Current Affairs
Tapping Sudan’s Strategic Location
01 April, 2018The signing of a $4 billion partnership deal with Qatar last week to build and manage the Red Sea port of Suakin puts the country’s strategic location under spot and could be considered the first serious attempt to tap this resource that has been neglected for quite long time.
The Sudanese-Qatari joint venture that will take three years to materialize is envisioning spending $500 million in the first phase and then expand eventually so as to enable the new port handle the expected surge in volume of trade.
According to Sudanese officials the idea of improving the facilities at Suakin has been mooted for more than five years. They added that this project stems from the fact that the main port at Port Sudan is about to reach its limit due to the expansion of the city, which pushed them to look into alternatives. One of the options was deepening the Suakin harbor by some 700 meters and enable it handle sizeable freight.
Another project is already in the pipeline to overhaul Port Sudan main port. If that is to materialize as well, Sudan will be in a good position to operate as a regional hub to at least four land-locked neighboring countries, namely: Ethiopia, South Sudan, Chad and Central Africa Republic. Delegations from these countries have been visiting Port Sudan and holding talks with their Sudanese counterparts on the potential use of the sea port.
However, such ambitious project needs huge investment in another vital area that is the railway, which has deteriorated over the past decades. The last expansion and improvement in the railway in Sudan was carried out between 1956-1962, where rail lines were extended to west and south of the country along 1372 km that represented at the time almost 30 percent of the rail lines in the country. But because of negligence the rail ability to carry and transport freight was reduced by more than 90 percent bringing it almost to standstill.
Given the fact that the rail represents a cheap way of transportation overhauling it should be taken as a priority to provide the chance to fully utilize the ports at the Red Sea on one hand and to have a competitive edge over other ports in the region on the other hand. That is a huge investment which needs a more disciplined approach encompassing many aspects from politics to economy and security and probably regional or international lending in one way or another.
Marketing Sudan as a regional hub for land-locked countries fits well with the newly signed African Continental Free Trade Area (AfCFTA) in Kigali, Rwanda late last month. The new bloc will be one of the largest free trade areas in the world that facilitates the movement of goods and services in the continent’s 55 states with a combined population of more than one billion people.
However, Sudan needs not to limit its role only as a regional hub where goods are transported in and out. Rather, it has to be an active player where it has something to sell as well.

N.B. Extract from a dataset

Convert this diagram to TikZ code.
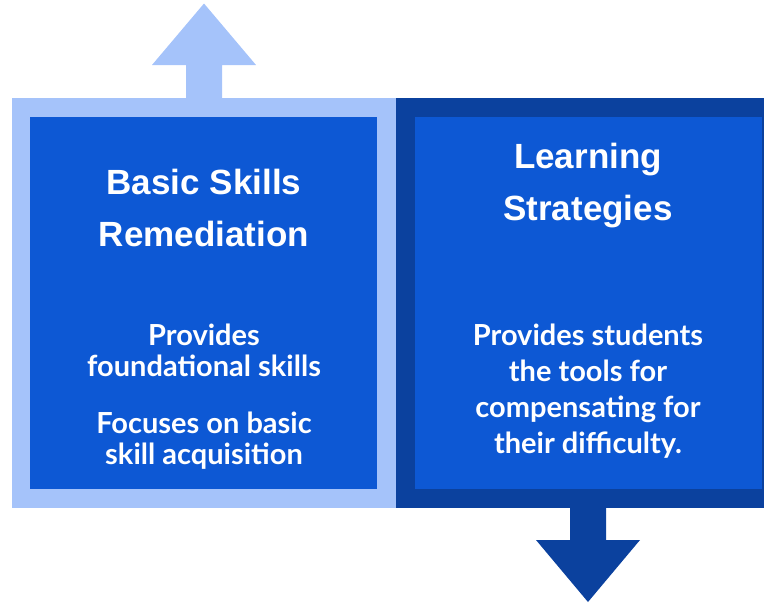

The country’s rich resources are yet to be tapped and the constant complaints about smuggling of some commodities produced locally shows that there are markets in the neighboring countries willing to receive Sudanese products.
The US think tank the Atlantic Council in its recent reports has highlighted these aspects of Sudan’s strategic location between Africa and the Middle East and that the US administration needs to engage positively with Sudan, otherwise it can find comfort allying with countries like Russia, China or Turkey that not on friendly terms with Washington.

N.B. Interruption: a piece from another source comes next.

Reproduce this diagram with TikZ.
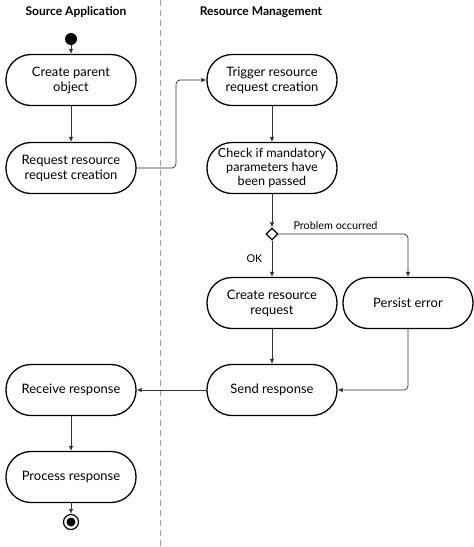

Yet given the country’s experience over six decades since it became an independent state, it is clear that the way to realize Sudan’s great potential and make use of its strategic location it needs to focus its attention on the domestic front first and foremost to achieve a degree of socio, politico and economic stability that is necessary for any take off. But unfortunately that seems hard to reach yet. The recent announcement by both the government and the rebels on extending unilateral ceasefire, which has been going on now for almost three years, shows clearly that there is a lack of political will to translate that unilateral announcement into formal ceasefire, a situation that will keep delaying putting the country on the road to stability.